Step-by-step guide to preserving vegetables Fermenting, pickling, canning, dehydrating and freezing your favorite products
How to Use this Book This book is based on my desire to preserve vegetables in ways that my family will eat and do that as efficiently as possible. When possible, I preserve vegetables in a meal-ready way. Instead of canning a bunch of carrot slices in quart (1-L)-sized jars when I bring in a large carrot harvest, I’ll make a batch of Canned Spice Carrot Soup and a couple of jars of Fermented Mexican Carrots. Then, I’ll use the tops to make Frozen Carrot Top Pesto for the freezer. The carrot soup is the only time-consuming item; the other two can be put together while the soup is processing. The first part of this book is an overview of food preservation methods: canning, both water bath and pressure canning, dehydrating, fermenting and freezing. You’ll find the basics of how to use these methods to safely preserve vegetables, but you won’t find details for every scenario that could happen while preserving vegetables. I’ve written these chapters with enough information to get you started preserving the harvest, but not so much information that it leads to confusion and information overload. The rest of this book is focused on growing and preserving the most popular vegetables and herbs that are grown in the home garden. Each vegetable has its own chapter and, in that chapter, you’ll find instructions on how to grow, purchase, can, dehydrate, ferment and freeze that vegetable. You will also find recipes that highlight the vegetable; most of these recipes are for preserving the vegetable, but some recipes use the preserved vegetable. Most of the recipes are written so that you’ll preserve small batches at a time, simply because I find that adjusting recipes to scale up is easier than scaling down.
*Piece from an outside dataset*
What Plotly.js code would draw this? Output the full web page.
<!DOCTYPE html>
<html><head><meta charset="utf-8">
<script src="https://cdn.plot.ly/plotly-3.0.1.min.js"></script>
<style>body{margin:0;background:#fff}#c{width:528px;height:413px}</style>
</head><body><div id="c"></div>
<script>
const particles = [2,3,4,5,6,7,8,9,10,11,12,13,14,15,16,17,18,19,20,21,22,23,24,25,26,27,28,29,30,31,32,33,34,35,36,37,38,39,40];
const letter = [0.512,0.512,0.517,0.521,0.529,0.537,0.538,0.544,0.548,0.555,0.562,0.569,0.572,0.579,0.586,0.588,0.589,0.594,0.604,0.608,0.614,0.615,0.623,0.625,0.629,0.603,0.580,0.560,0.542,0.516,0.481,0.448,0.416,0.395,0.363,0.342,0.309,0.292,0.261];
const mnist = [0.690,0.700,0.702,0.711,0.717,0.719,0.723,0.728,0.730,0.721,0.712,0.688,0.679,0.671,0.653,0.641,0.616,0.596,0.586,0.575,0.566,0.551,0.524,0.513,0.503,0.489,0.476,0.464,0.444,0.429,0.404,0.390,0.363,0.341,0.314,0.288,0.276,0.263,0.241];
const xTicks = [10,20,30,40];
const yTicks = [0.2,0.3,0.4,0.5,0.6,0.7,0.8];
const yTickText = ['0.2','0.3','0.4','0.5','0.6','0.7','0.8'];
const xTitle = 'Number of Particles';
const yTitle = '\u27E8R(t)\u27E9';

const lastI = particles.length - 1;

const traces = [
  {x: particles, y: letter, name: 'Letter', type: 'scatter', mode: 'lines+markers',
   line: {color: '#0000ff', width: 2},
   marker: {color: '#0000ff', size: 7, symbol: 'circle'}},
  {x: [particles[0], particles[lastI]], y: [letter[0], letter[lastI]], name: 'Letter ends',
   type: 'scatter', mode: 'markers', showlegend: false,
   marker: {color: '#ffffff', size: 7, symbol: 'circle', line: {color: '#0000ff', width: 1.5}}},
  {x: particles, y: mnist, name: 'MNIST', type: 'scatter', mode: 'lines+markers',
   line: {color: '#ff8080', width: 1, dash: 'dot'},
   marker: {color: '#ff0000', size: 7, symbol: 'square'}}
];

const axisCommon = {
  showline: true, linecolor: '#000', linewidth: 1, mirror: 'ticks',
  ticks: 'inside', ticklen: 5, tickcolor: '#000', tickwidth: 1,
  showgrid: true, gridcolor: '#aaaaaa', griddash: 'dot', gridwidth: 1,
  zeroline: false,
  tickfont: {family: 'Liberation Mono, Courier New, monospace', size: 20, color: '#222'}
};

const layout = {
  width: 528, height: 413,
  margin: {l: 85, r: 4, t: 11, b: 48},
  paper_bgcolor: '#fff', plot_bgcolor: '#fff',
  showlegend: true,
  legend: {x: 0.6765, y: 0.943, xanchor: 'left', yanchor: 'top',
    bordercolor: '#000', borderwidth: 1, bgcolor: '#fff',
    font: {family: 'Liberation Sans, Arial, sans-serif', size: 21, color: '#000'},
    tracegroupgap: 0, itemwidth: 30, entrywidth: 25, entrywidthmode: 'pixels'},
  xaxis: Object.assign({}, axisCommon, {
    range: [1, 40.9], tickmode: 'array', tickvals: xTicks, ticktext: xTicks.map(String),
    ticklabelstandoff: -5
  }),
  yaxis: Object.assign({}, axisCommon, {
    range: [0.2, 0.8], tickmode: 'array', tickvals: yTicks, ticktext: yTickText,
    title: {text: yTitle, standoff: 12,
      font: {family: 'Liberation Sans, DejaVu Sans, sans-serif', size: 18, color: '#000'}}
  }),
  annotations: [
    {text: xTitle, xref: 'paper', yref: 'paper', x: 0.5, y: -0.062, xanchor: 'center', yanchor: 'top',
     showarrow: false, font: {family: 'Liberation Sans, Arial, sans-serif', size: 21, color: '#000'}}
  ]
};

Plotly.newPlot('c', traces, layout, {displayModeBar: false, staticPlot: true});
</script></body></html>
If your family likes a recipe, or if you have enough of one vegetable to make two batches of a recipe, just double the ingredients and it will work out fine. The exception to this is any of the jam or jelly recipes; don’t ever double a jam or jelly recipe or you run the risk of it not setting up. I hope you read through the whole book to get a vision for how these different preservation methods can work together to stock your pantry with food your family will eat. Then, when a vegetable is in season, I hope you reread that vegetable’s chapter and make a plan for preserving all of the harvest in a variety of ways. Of course, I hope that some of our favorite preservation recipes become your family favorites, too.